Underfire Jah Prayzah Expected To Return Award

Underfire Jah Prayzah Expected To Return Award

Contemporary singer Jah Prayzah is under fire from all quarters after he was exposed as a copycat. There have been calls on the social media for the “Tsviriyo” singer to do the honourable thing and return the NAMA award to the National Arts Council of Zimbabwe. Jah Prayzah won the National Arts Merit Awards for Outstanding Video for “Mwanasikana” the song which is at the centre of controversy.

This came to light last week after an online publication blew the whistle and the subsequent article carried in The Herald Entertainment in which the lanky singer admitted to stealing a song called “Samini” by a Ghanaian pop star — Emmanuel Samini.

Not only did Jah Prayzah use some interpolations but he copied and pasted both the melody and the beat while replacing some of the original lyrics with Shona words.

In an interview with The Herald Entertainment Jah Prayzah did not show any signs of remorse but instead professed ignorance about the copyright laws and intellectual property rights.

“I was watching an African movie and I enjoyed the soundtrack. I did not know it was a released song. I just thought it was a track made for the movie. The beat was good and I was tempted to use it on one of my songs,” he said.

He also claimed he did not know the composer of the song until recently.

“I did not know about Samini and I did not know it was his song until a friend sent me a link of the track recently. He just told me to check the similarities between the songs and I realised it was the same track used it the African movie.”

The NACZ deputy director Nicholas Moyo said he was unaware of the story but admitted that it was a rare occurrence before saying the mother body would take appropriate action.

“I have not been in office since last week and I am not aware of that issue. Perhaps it was discussed while I was away. Since it is a rare occurrence I would like to think that appropriate action will be taken,” he said.

Asked to comment whether he would return the award or not, Jah Prayzah declined to comment.

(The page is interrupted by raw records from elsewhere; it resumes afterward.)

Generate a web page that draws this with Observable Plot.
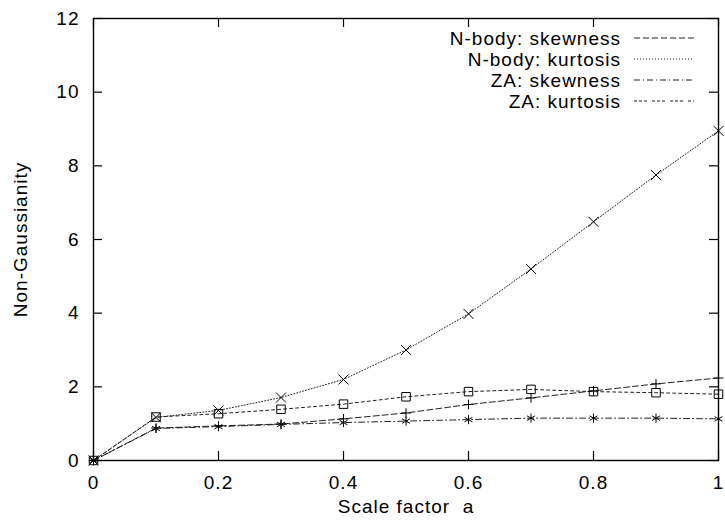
<!DOCTYPE html>
<html>
<head>
<meta charset="utf-8">
<script src="https://cdn.jsdelivr.net/npm/d3@7"></script>
<script src="https://cdn.jsdelivr.net/npm/@observablehq/plot@0.6"></script>
<style>
  html, body { margin: 0; padding: 0; background: #fff; }
  #chart svg { font-family: "Liberation Sans", Arial, sans-serif; }
</style>
</head>
<body>
<div id="chart"></div>
<script>
// ---- data ----
const scaleFactor = [0, 0.1, 0.2, 0.3, 0.4, 0.5, 0.6, 0.7, 0.8, 0.9, 1.0];
const nbodySkewness = [0, 0.88, 0.94, 0.99, 1.13, 1.29, 1.52, 1.70, 1.89, 2.08, 2.24];
const nbodyKurtosis = [0, 1.17, 1.36, 1.71, 2.20, 3.00, 3.98, 5.20, 6.48, 7.75, 8.95];
const zaSkewness    = [0, 0.87, 0.92, 0.98, 1.03, 1.07, 1.11, 1.15, 1.15, 1.15, 1.13];
const zaKurtosis    = [0, 1.18, 1.27, 1.39, 1.53, 1.73, 1.87, 1.93, 1.87, 1.84, 1.80];
const seriesNames = ["N-body: skewness", "N-body: kurtosis", "ZA: skewness", "ZA: kurtosis"];
const xTicks = [0, 0.2, 0.4, 0.6, 0.8, 1];
const xTickLabels = ["0", "0.2", "0.4", "0.6", "0.8", "1"];
const yTicks = [0, 2, 4, 6, 8, 10, 12];
const yTickLabels = ["0", "2", "4", "6", "8", "10", "12"];
const xAxisLabel = "Scale factor  a";
const yAxisLabel = "Non-Gaussianity";

// ---- styles ----
const seriesValues = [nbodySkewness, nbodyKurtosis, zaSkewness, zaKurtosis];
const dashes = ["6,3", "1,2", "6,3,1,3", "3,3"];
const legendDashes = ["6,3", "1,2", "6,3,1,3", "3,2,3,2,3,5"];
const symbols = ["plus", "times", "asterisk", "square2"];
const radii = [3.2, 4.6, 4.3, 5.4];

const W = 725, H = 523;
const mL = 93, mR = 7, mT = 18, mB = 63;
const pw = W - mL - mR, ph = H - mT - mB;
const tickLen = 9;
const fontSize = 19;

const series = seriesNames.map((name, i) => ({
  name, dash: dashes[i], legendDash: legendDashes[i], symbol: symbols[i], r: radii[i],
  data: scaleFactor.map((a, j) => ({a, v: seriesValues[i][j]}))
}));

const marks = [];
// inward ticks on all four sides
marks.push(Plot.ruleX(xTicks, {x: d => d, insetTop: ph - tickLen, stroke: "#000", strokeWidth: 1.2}));
marks.push(Plot.ruleX(xTicks, {x: d => d, insetBottom: ph - tickLen, stroke: "#000", strokeWidth: 1.2}));
marks.push(Plot.ruleY(yTicks, {y: d => d, insetRight: pw - tickLen, stroke: "#000", strokeWidth: 1.2}));
marks.push(Plot.ruleY(yTicks, {y: d => d, insetLeft: pw - tickLen, stroke: "#000", strokeWidth: 1.2}));

for (const s of series) {
  marks.push(Plot.line(s.data, {x: "a", y: "v", stroke: "#222", strokeWidth: 1, strokeDasharray: s.dash}));
}
for (const s of series) {
  marks.push(Plot.dot(s.data, {x: "a", y: "v", symbol: () => s.symbol, r: s.r, stroke: "#000", strokeWidth: 1, fill: "none"}));
}
marks.push(Plot.frame({stroke: "#000", strokeWidth: 1.4}));
marks.push(Plot.axisX({ticks: xTicks, tickSize: 0, tickPadding: 15, tickFormat: (d) => xTickLabels[xTicks.indexOf(d)], label: null, fontSize}));
marks.push(Plot.axisY({ticks: yTicks, tickSize: 0, tickPadding: 14, tickFormat: (d) => yTickLabels[yTicks.indexOf(d)], label: null, fontSize}));
marks.push(Plot.text([xAxisLabel], {text: d => d, frameAnchor: "bottom", dy: 52, fontSize, fill: "#000"}));
marks.push(Plot.text([yAxisLabel], {text: d => d, frameAnchor: "left", dx: -73, rotate: -90, textAnchor: "middle", fontSize, fill: "#000"}));

const svg = Plot.plot({
  width: W, height: H,
  marginLeft: mL, marginRight: mR, marginTop: mT, marginBottom: mB,
  x: {domain: [0, 1]},
  y: {domain: [0, 12]},
  style: {fontFamily: "'Liberation Sans', Arial, sans-serif", fontSize: fontSize + "px", color: "#000", background: "#fff", letterSpacing: "1px"},
  marks
});
document.getElementById("chart").appendChild(svg);

// ---- legend (inside top-right of the frame) ----
const legend = d3.select(svg).append("g")
  .attr("font-family", "'Liberation Sans', Arial, sans-serif")
  .attr("font-size", fontSize);
const textRight = 621, lineX1 = 634, lineX2 = 694, rowTop = 38, rowGap = 21;
series.forEach((s, i) => {
  const y = rowTop + i * rowGap;
  legend.append("text")
    .attr("x", textRight).attr("y", y)
    .attr("text-anchor", "end").attr("dy", "0.35em")
    .attr("fill", "#000")
    .text(s.name);
  legend.append("line")
    .attr("x1", lineX1).attr("x2", lineX2)
    .attr("y1", y).attr("y2", y)
    .attr("stroke", "#222").attr("stroke-width", 1)
    .attr("stroke-dasharray", s.legendDash);
});
</script>
</body>
</html>
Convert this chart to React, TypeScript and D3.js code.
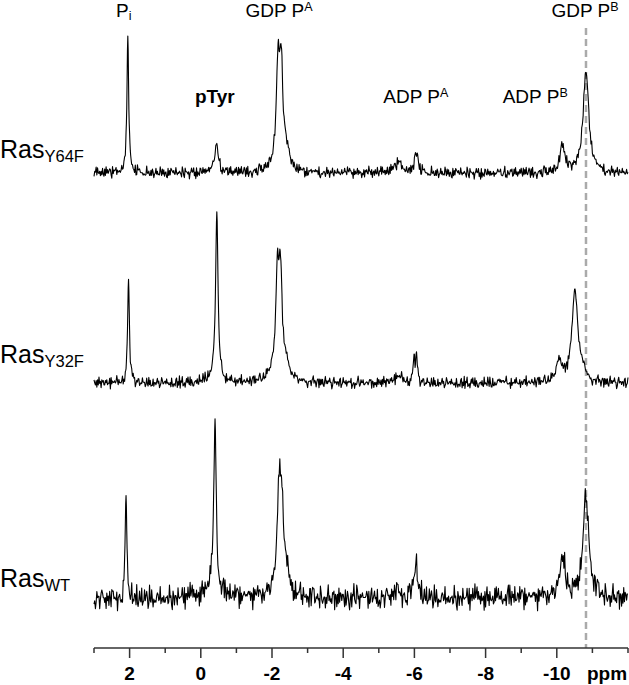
import React from 'react';
import * as d3 from 'd3';

// ---- data ----
const PPM_DOMAIN: [number, number] = [3, -12];
const MAJOR_TICKS = [2, 0, -2, -4, -6, -8, -10];
const MINOR_TICKS = [3, 1, -1, -3, -5, -7, -9, -11, -12];
const GDP_PB_REF = -10.82;

const TRACE_NAMES = ['Y64F', 'Y32F', 'WT'];

// peaks: [ppm, intensity, FWHM (ppm)]
const PEAKS_Y64F = [
  [2.05, 134, 0.06],
  [-0.45, 29, 0.09],
  [-0.33, 4, 0.35],
  [-2.17, 83, 0.1],
  [-2.26, 81, 0.1],
  [-2.215, 30, 0.3],
  [-2.42, 14, 0.15],
  [-5.55, 10, 0.25],
  [-6.03, 15, 0.07],
  [-6.09, 14, 0.07],
  [-10.16, 27, 0.17],
  [-10.82, 100, 0.2],
];
const PEAKS_Y32F = [
  [2.03, 105, 0.06],
  [-0.45, 166, 0.08],
  [-0.33, 5, 0.4],
  [-2.15, 82, 0.1],
  [-2.24, 82, 0.1],
  [-2.195, 30, 0.3],
  [-2.42, 10, 0.15],
  [-5.55, 6, 0.3],
  [-5.99, 26, 0.06],
  [-6.06, 23, 0.06],
  [-10.07, 23, 0.15],
  [-10.51, 93, 0.2],
  [-10.75, 10, 0.1],
];
const PEAKS_WT = [
  [2.1, 110, 0.05],
  [-0.4, 170, 0.08],
  [-0.28, 10, 0.4],
  [-2.19, 78, 0.1],
  [-2.27, 76, 0.1],
  [-2.23, 28, 0.3],
  [-2.4, 24, 0.1],
  [-5.5, 7, 0.3],
  [-6.04, 34, 0.13],
  [-10.16, 42, 0.18],
  [-10.82, 100, 0.2],
];
const NOISE_LEVEL = [6.5, 6.5, 14];

// baseline noise texture (digits 0-9), read as deviations around zero
const NOISE_DIGITS =
  '3819274650517038294682640193754928163057063759184274518062932983645170' +
  '6014972835935624071817483592605820617394309748251684629350712715064983' +
  '6390827145415839062708247165397563048912193657280452819043769047165823' +
  '3672819054810563749224890517366731928405035628491749207136587184562039' +
  '1563097284972843061530518769426487259103260931487581357624904872901356' +
  '02936485175716084329934057216816582397407024185693';

// ---- layout ----
const W = 629;
const H = 685;
const X_LEFT = 94;
const X_RIGHT = 628;
const AXIS_Y = 648;
const BASELINES = [173, 383, 598];
const LABEL_BASELINES = [158, 363, 587];
const NOISE_OFFSETS = [0, 137, 263];
const FONT = "'Liberation Sans', Arial, Helvetica, sans-serif";

function spectrum(peaks: number[][], noiseAmp: number, noiseOffset: number) {
  const pts: [number, number][] = [];
  const step = 0.01;
  const knot = 0.02;
  const n = NOISE_DIGITS.length;
  const nd = (k: number) =>
    (Number(NOISE_DIGITS[(k + noiseOffset) % n]) +
      Number(NOISE_DIGITS[(3 * k + 11 + noiseOffset) % n]) -
      9) /
    9;
  for (let p = PPM_DOMAIN[0]; p >= PPM_DOMAIN[1] - 1e-9; p -= step) {
    let v = 0;
    for (const [c, h, w] of peaks) {
      const t = (2 * (p - c)) / w;
      v += h / (1 + t * t);
    }
    const u = (PPM_DOMAIN[0] - p) / knot;
    const k = Math.floor(u + 1e-9);
    const f = u - k;
    const nz = nd(k) * (1 - f) + nd(k + 1) * f;
    pts.push([p, v + nz * noiseAmp]);
  }
  return pts;
}

export default function App() {
  const x = d3.scaleLinear().domain(PPM_DOMAIN).range([X_LEFT, X_RIGHT]);
  const allPeaks = [PEAKS_Y64F, PEAKS_Y32F, PEAKS_WT];

  const traces = allPeaks.map((pk, i) => {
    const y = d3.scaleLinear().domain([0, 200]).range([BASELINES[i], BASELINES[i] - 200]);
    const line = d3
      .line<[number, number]>()
      .x((d) => x(d[0]))
      .y((d) => y(d[1]));
    return line(spectrum(pk, NOISE_LEVEL[i], NOISE_OFFSETS[i])) || '';
  });

  const labelFs = 19;
  const supFs = 12.5;

  return (
    <svg
      width={W}
      height={H}
      style={{ position: 'absolute', left: 0, top: 0, background: '#fff' }}
      fontFamily={FONT}
    >
      {/* reference dashed line at GDP Pβ */}
      <line
        x1={x(GDP_PB_REF)}
        x2={x(GDP_PB_REF)}
        y1={28}
        y2={AXIS_Y}
        stroke="#aaaaaa"
        strokeWidth={2.5}
        strokeDasharray="7,4"
      />

      {traces.map((d, i) => (
        <path key={i} d={d} fill="none" stroke="#000" strokeWidth={1.1} strokeLinejoin="round" />
      ))}

      {/* axis */}
      <line x1={X_LEFT} x2={X_RIGHT} y1={AXIS_Y} y2={AXIS_Y} stroke="#333" strokeWidth={1.5} />
      {MAJOR_TICKS.map((t) => (
        <g key={'M' + t}>
          <line x1={x(t)} x2={x(t)} y1={AXIS_Y} y2={AXIS_Y + 10} stroke="#333" strokeWidth={1.5} />
          <text x={x(t)} y={680} textAnchor="middle" fontSize={19} fontWeight="bold" fill="#000">
            {String(t)}
          </text>
        </g>
      ))}
      {MINOR_TICKS.map((t) => (
        <line key={'m' + t} x1={x(t)} x2={x(t)} y1={AXIS_Y} y2={AXIS_Y + 5} stroke="#333" strokeWidth={1.5} />
      ))}
      <text x={587} y={680} fontSize={19} fontWeight="bold" fill="#000">
        ppm
      </text>

      {/* trace labels */}
      {TRACE_NAMES.map((nm, i) => (
        <text key={nm} x={0} y={LABEL_BASELINES[i]} fontSize={25} fill="#000">
          Ras
          <tspan fontSize={16.5} dy={4}>
            {nm}
          </tspan>
        </text>
      ))}

      {/* peak labels */}
      <text x={116} y={17} fontSize={labelFs} fill="#000">
        P<tspan fontSize={supFs} dy={3}>i</tspan>
      </text>
      <text x={245.5} y={17} fontSize={labelFs} fill="#000">
        GDP P<tspan fontSize={supFs} dy={-6}>A</tspan>
      </text>
      <text x={551.5} y={17} fontSize={labelFs} fill="#000">
        GDP P<tspan fontSize={supFs} dy={-6}>B</tspan>
      </text>
      <text x={195} y={103} fontSize={19} fontWeight="bold" fill="#000">
        pTyr
      </text>
      <text x={383.3} y={103.3} fontSize={labelFs} fill="#000">
        ADP P<tspan fontSize={supFs} dy={-6}>A</tspan>
      </text>
      <text x={502.7} y={103.3} fontSize={labelFs} fill="#000">
        ADP P<tspan fontSize={supFs} dy={-6}>B</tspan>
      </text>
    </svg>
  );
}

“I am not going to say anything on that issue. You can go ahead and write whatever you want. In fact, why don’t you come to our offices and have a copy of my new DVD and see if there is anything to write,” he said.

However, it is not only Jah Prayzah who has done the unthinkable. There are several artistes who like Jah Prayzah thought they had created new music when in fact they had forgotten where they heard it before.

Names that quickly come to mind include Suluman Chimbetu’s “Kwedu” that sampled the track “Kajituliza Kasuku” by Les Wenyika, Alick Macheso’s “Mundikumbuke” sampled a track of the same title by Lucias Banda from Malawi and The Thornhill Brothers stole from theme song for a TV series “El Dorado”.

Using samples can be done legally for as long as there is prior agreement with composers, it is only bad when artistes flout the rules thinking that no one will know.

An official from Zimbabwe Music Rights Association said it is illegal to reproduce another artiste’s beat without permission. Artistes who share beats are also expected to share royalties.